Work to do: Lines containing the word "this" are to be counted; state their number and nothing further.

(Rows from a dataset of charts and code)
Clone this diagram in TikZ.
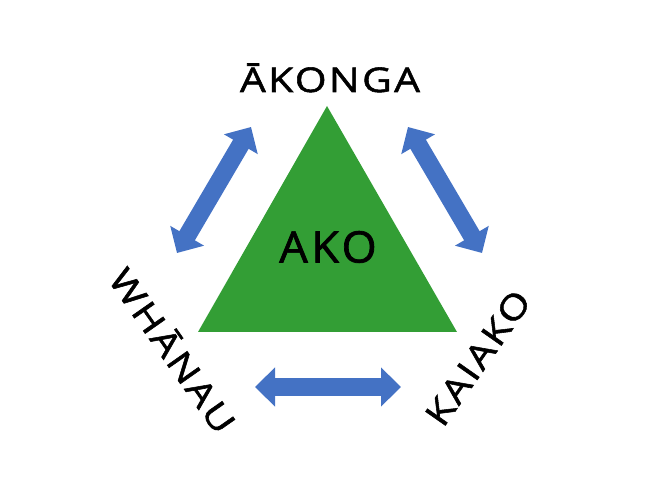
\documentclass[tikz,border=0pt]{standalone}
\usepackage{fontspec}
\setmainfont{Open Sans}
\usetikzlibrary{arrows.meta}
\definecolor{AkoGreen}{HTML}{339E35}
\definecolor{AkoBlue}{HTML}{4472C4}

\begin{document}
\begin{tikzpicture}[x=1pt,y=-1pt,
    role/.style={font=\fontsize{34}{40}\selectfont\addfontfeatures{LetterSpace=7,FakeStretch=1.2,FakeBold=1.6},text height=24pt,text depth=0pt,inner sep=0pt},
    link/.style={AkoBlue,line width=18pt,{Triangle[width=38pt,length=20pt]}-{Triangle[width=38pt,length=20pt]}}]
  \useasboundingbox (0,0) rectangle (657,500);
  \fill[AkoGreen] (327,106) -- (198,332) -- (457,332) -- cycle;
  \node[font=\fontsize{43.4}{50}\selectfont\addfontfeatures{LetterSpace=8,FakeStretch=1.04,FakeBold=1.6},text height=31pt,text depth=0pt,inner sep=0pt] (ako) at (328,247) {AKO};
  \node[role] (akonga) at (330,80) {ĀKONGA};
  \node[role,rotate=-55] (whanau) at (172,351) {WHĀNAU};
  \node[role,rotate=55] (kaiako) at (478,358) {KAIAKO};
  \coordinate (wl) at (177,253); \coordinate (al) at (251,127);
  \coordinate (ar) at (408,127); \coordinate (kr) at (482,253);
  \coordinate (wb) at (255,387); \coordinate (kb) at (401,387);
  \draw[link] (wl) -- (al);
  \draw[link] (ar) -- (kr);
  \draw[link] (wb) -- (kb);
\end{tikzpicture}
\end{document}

* * *

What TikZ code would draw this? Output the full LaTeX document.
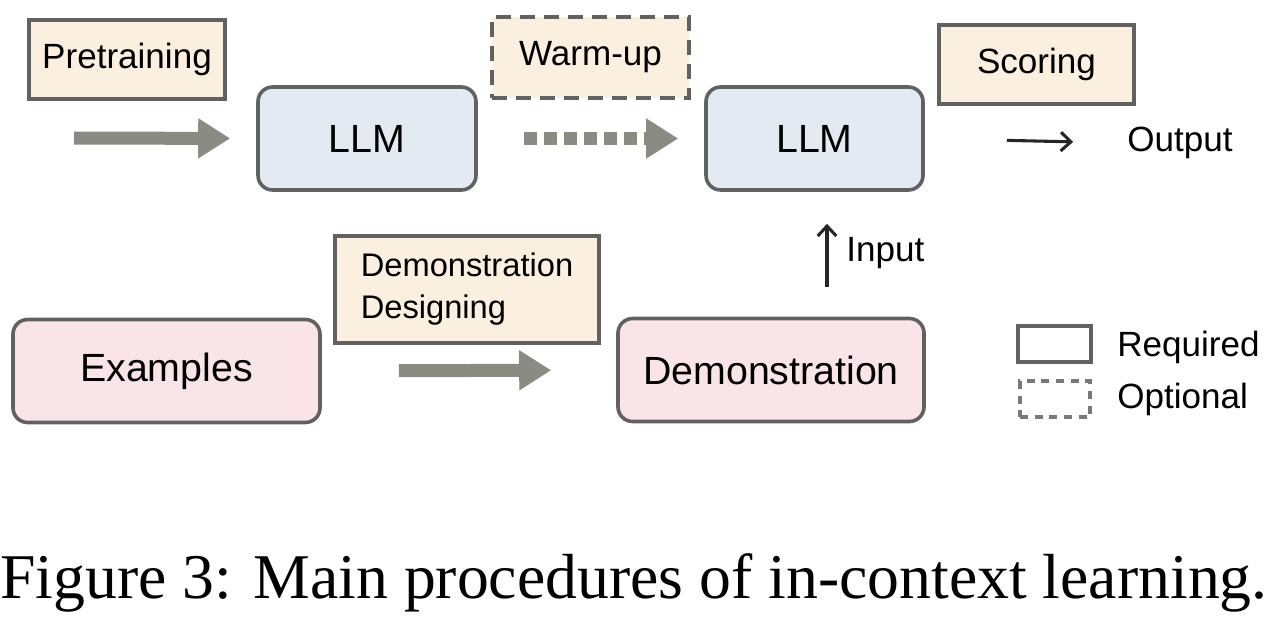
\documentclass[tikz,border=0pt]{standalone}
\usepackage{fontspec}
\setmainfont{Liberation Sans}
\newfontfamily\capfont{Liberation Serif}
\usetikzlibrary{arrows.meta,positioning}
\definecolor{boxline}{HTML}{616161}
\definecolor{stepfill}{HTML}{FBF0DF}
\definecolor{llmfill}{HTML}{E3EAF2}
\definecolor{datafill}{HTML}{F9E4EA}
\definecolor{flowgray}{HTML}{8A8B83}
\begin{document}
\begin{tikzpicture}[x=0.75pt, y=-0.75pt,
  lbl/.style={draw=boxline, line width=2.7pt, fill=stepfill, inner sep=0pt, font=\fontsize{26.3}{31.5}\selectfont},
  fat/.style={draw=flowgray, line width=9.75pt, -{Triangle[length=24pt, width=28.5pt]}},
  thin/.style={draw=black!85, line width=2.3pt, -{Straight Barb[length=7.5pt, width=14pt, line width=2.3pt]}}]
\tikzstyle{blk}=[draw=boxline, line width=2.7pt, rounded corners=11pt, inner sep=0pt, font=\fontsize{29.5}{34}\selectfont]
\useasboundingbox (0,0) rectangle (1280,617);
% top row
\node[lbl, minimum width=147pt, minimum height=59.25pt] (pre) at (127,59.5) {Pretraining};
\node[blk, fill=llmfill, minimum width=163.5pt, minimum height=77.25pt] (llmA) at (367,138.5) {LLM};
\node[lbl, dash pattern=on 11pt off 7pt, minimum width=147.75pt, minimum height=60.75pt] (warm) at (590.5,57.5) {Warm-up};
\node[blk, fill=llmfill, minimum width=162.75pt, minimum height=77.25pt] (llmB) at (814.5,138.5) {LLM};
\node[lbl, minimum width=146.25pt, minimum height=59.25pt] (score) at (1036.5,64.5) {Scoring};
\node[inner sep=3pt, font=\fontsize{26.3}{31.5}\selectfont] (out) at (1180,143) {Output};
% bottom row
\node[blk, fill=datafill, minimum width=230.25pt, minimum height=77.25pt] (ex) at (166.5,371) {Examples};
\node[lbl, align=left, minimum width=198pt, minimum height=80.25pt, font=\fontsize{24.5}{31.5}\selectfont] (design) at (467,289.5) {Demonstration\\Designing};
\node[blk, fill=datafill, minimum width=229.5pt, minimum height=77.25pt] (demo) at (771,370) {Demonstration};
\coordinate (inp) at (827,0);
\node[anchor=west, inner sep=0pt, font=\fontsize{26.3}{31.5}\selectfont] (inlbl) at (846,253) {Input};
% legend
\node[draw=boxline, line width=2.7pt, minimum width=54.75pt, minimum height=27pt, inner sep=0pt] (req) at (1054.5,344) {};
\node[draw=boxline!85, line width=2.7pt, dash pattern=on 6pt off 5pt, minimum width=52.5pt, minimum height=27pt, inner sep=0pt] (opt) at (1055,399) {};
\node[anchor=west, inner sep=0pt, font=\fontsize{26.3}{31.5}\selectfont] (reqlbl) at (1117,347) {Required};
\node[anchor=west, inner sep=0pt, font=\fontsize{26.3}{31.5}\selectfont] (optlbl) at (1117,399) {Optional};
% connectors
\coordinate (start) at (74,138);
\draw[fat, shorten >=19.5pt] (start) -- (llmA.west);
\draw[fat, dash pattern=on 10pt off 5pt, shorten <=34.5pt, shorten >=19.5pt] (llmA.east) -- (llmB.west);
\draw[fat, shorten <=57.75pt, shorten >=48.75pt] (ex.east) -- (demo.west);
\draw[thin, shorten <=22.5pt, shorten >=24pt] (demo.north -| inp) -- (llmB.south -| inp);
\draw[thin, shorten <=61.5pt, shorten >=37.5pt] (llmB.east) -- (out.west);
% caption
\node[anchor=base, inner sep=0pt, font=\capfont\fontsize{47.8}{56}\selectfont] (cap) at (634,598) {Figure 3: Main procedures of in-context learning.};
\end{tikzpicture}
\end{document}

---

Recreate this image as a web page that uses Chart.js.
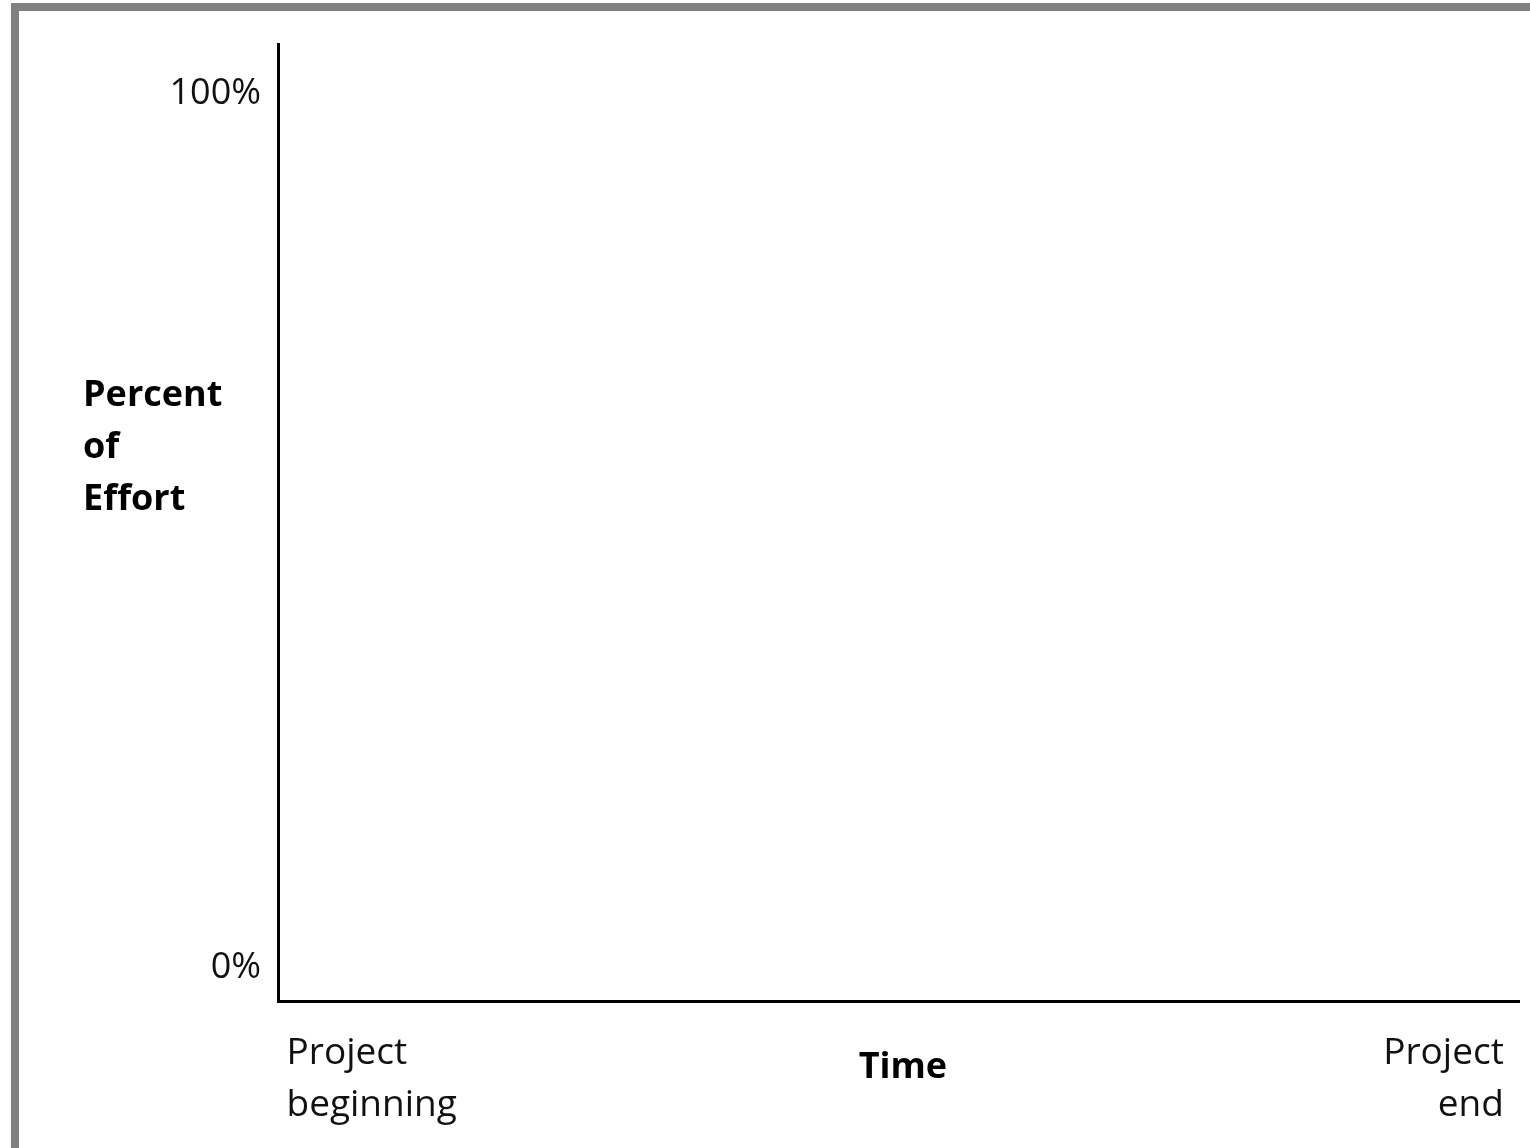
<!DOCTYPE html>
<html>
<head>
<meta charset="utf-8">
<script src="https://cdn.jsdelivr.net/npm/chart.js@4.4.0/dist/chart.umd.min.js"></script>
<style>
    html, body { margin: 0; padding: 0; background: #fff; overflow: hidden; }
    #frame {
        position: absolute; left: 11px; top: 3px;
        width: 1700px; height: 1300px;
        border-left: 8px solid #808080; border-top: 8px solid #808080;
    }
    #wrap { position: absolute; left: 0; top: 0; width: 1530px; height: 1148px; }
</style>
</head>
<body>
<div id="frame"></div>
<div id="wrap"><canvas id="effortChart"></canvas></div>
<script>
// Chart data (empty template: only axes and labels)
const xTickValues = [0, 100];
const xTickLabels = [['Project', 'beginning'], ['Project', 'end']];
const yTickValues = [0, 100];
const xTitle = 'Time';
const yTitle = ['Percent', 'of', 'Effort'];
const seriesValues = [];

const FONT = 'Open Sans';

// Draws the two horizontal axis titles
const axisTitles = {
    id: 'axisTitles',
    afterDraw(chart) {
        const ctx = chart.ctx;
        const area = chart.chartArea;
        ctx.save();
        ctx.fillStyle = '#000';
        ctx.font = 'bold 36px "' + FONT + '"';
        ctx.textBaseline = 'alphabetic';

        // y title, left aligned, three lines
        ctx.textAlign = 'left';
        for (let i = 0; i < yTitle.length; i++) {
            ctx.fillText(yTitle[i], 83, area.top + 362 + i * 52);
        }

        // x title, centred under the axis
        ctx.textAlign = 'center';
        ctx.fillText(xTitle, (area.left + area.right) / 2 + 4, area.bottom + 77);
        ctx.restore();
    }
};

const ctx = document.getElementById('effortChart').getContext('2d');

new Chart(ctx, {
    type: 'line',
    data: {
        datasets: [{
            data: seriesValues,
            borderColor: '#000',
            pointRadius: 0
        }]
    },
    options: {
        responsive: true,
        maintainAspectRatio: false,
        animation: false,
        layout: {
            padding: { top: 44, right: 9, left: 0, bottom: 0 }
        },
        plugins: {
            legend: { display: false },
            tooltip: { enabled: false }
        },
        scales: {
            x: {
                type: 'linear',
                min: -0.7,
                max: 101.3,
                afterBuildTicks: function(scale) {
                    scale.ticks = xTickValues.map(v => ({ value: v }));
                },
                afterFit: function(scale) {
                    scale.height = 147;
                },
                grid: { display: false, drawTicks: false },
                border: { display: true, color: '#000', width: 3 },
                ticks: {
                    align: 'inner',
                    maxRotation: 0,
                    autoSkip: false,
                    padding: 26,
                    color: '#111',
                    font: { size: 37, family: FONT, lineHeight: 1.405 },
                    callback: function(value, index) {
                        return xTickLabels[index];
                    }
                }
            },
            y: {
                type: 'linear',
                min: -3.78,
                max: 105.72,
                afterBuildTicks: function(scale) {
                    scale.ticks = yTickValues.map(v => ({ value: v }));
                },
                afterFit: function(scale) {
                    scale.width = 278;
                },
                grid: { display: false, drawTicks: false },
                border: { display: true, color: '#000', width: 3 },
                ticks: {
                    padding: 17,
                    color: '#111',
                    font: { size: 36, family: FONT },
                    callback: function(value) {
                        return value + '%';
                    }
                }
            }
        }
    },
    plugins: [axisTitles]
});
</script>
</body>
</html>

Full response: 3